Duct tape pricing in industrial and retail trade is a function of adhesive technology, backing material, roll dimensions, and brand positioning, creating distinct price tiers. The market separates into commodity-grade construction tape, mid-tier general-purpose tape, and high-performance/high-brand tapes, with per-roll prices varying by over 300% between the lowest and highest segments. Real transaction prices are negotiated against polyethylene and fabric backing costs, synthetic rubber adhesive formulations, and large-volume contract discounts that can exceed 15% off list prices for bulk industrial purchases.
Price Structure by Grade and Specification
Fundamental pricing divides by backing material and adhesive hold. Standard polyethylene-backed duct tape with a rubber-based adhesive represents the bulk commodity market; a benchmark 60-yard roll (2 inches wide) trades in bulk at a normalized cost between $1.50 and $2.75 per roll. A shift to a woven fabric scrim backing, essential for higher tensile strength, adds a 20-35% premium. Adhesive performance is critical: ASTM D1000 peel adhesion values above 40 oz/in command premiums, while tapes meeting MIL-DTL-83733E (military specification) or UL 723 fire-resistance ratings can carry a 50-100% price increment over commodity grades. Contract pricing for consistent bulk shipments to large distributors or big-box retailers typically settles 10-18% below spot market rates for equivalent truckload quantities.
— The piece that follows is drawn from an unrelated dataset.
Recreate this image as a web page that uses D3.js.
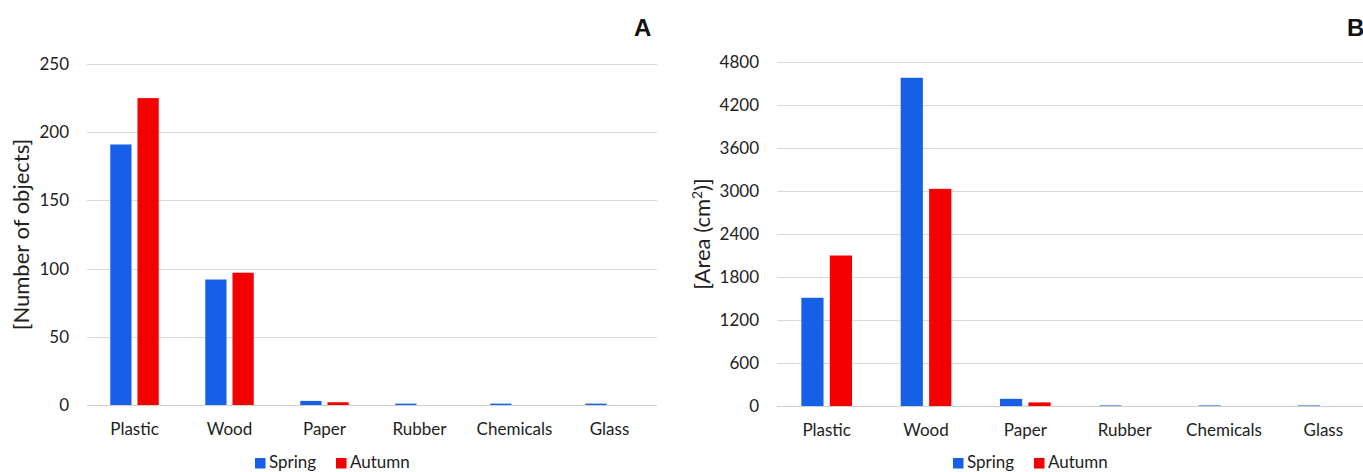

Geographical Cost and Pricing Dynamics
Regional manufacturing and raw material access create distinct price baselines. North American production, concentrated in the US Midwest and Southeast, benefits from integrated polypropylene and adhesive production, yielding a landed cost advantage for domestic sales. Bulk pricing ex-works in this region for commodity tape often benchmarks at $1.80-$2.20 per standard roll. In Western Europe, higher regulatory and energy costs push the baseline for equivalent tape to €2.00-€3.00 per roll, with notable premiums in Nordic countries. East Asia, particularly China, operates as the low-cost export hub, with FOB prices for basic polyethylene tape from major coastal factories ranging from $0.90 to $1.40 per roll, creating a 30-40% landed cost advantage in import markets before tariffs and freight. Ocean freight for a 40-foot container can add $0.15-$0.30 per roll to the landed cost in North America or Europe, eroding part of the Asian cost advantage for bulk shipments.
Commercial Segment and Channel Markups
End-user pricing diverges sharply by channel. The industrial B2B segment for palletized purchases operates on thin margins, with distributors often applying a 15-25% markup on cost. In contrast, the retail consumer segment sees markups of 50-150% over the landed cost. A commodity roll costing $2.00 wholesale may retail for $3.99-$4.99 at a home improvement store. Private-label programs for major retailers capture approximately 30-40% of shelf space and are priced 10-20% below national brands but above unbranded imports. Professional contractor-grade brands, which emphasize consistency and tensile strength, maintain a 10-15% price premium over store brands within the same retail channel, protected by brand loyalty and specification adherence.
Market Concentration and Price Leverage
Approximately 60-70% of the North American and European branded duct tape market is supplied by three to four integrated manufacturers with captive adhesive production. This concentration allows for disciplined list price management. However, the import share in the general-purpose segment in these regions is significant, often reaching 30-40% of volume, applying constant downward pressure on the commodity tier. Pricing power emerges in specialty segments: aerospace-grade aluminum foil tapes or extreme-temperature filaments operate in niche markets with utilization rates above 85%, enabling sustained premiums of 200-400% over standard duct tape due to formulation complexity and low-volume production runs.